**Task:** Exactly as written, write out the lines below from the first to the one containing "into capacitor 1.", inclusive. Pictures do not belong in the copy.

**Data shown:**
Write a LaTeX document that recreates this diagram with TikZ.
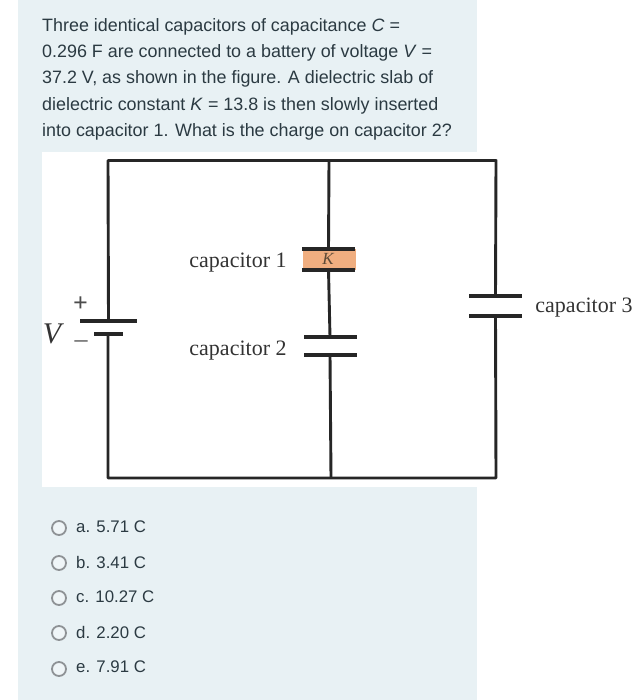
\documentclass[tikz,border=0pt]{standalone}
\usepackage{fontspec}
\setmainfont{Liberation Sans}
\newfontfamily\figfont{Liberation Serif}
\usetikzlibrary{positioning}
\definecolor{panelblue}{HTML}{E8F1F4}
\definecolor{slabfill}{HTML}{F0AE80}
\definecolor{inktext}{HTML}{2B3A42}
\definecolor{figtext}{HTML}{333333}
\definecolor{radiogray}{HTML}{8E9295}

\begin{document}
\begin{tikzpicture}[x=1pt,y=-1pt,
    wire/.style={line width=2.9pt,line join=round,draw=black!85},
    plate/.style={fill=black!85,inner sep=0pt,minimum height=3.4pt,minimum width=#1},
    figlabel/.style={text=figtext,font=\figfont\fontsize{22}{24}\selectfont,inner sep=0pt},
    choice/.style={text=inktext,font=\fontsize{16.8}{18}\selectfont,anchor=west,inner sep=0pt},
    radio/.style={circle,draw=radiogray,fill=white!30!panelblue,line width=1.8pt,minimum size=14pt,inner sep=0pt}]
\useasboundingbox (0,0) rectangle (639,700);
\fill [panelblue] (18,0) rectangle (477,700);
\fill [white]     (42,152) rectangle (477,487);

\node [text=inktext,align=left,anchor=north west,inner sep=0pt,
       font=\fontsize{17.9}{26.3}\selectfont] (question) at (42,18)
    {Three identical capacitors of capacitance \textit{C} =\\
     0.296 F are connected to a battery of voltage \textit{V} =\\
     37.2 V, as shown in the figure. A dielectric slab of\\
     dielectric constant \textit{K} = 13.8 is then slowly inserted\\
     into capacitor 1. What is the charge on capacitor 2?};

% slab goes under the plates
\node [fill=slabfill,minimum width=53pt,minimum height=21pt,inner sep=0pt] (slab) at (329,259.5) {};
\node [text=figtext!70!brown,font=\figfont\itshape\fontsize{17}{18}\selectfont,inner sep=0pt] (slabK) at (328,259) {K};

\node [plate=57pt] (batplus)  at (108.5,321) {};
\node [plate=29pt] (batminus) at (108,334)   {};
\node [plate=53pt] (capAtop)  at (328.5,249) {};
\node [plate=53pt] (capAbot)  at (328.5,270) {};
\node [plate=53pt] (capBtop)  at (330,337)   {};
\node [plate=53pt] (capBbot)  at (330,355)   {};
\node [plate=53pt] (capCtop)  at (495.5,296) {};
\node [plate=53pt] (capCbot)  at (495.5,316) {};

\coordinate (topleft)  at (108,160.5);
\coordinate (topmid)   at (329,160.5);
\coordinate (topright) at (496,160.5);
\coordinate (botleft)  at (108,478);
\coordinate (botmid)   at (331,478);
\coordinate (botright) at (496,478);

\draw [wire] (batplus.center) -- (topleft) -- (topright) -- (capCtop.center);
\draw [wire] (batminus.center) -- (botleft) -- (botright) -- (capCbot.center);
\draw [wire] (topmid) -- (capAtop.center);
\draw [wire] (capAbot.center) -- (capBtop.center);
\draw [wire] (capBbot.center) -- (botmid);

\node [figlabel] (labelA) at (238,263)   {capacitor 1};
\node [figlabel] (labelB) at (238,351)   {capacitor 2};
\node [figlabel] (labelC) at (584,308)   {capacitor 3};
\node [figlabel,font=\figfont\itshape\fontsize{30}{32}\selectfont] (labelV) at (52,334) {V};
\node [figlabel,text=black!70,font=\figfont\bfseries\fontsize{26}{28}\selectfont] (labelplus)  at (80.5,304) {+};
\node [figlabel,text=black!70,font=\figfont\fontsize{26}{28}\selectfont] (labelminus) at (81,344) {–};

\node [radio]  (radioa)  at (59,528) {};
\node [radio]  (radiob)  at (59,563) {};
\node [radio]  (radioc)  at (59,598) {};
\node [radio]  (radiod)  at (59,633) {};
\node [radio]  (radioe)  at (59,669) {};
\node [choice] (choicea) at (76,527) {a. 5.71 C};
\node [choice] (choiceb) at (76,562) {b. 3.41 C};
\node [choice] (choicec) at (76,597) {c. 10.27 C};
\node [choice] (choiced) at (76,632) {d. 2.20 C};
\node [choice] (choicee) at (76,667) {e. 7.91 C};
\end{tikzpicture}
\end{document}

**Written answer:**
Write a LaTeX document that recreates this diagram with TikZ.
\documentclass[tikz,border=0pt]{standalone}
\usepackage{fontspec}
\setmainfont{Liberation Sans}
\newfontfamily\figfont{Liberation Serif}
\usetikzlibrary{positioning}
\definecolor{panelblue}{HTML}{E8F1F4}
\definecolor{slabfill}{HTML}{F0AE80}
\definecolor{inktext}{HTML}{2B3A42}
\definecolor{figtext}{HTML}{333333}
\definecolor{radiogray}{HTML}{8E9295}

\begin{document}
\begin{tikzpicture}[x=1pt,y=-1pt,
    wire/.style={line width=2.9pt,line join=round,draw=black!85},
    plate/.style={fill=black!85,inner sep=0pt,minimum height=3.4pt,minimum width=#1},
    figlabel/.style={text=figtext,font=\figfont\fontsize{22}{24}\selectfont,inner sep=0pt},
    choice/.style={text=inktext,font=\fontsize{16.8}{18}\selectfont,anchor=west,inner sep=0pt},
    radio/.style={circle,draw=radiogray,fill=white!30!panelblue,line width=1.8pt,minimum size=14pt,inner sep=0pt}]
\useasboundingbox (0,0) rectangle (639,700);
\fill [panelblue] (18,0) rectangle (477,700);
\fill [white]     (42,152) rectangle (477,487);

\node [text=inktext,align=left,anchor=north west,inner sep=0pt,
       font=\fontsize{17.9}{26.3}\selectfont] (question) at (42,18)
    {Three identical capacitors of capacitance \textit{C} =\\
     0.296 F are connected to a battery of voltage \textit{V} =\\
     37.2 V, as shown in the figure. A dielectric slab of\\
     dielectric constant \textit{K} = 13.8 is then slowly inserted\\
     into capacitor 1. What is the charge on capacitor 2?};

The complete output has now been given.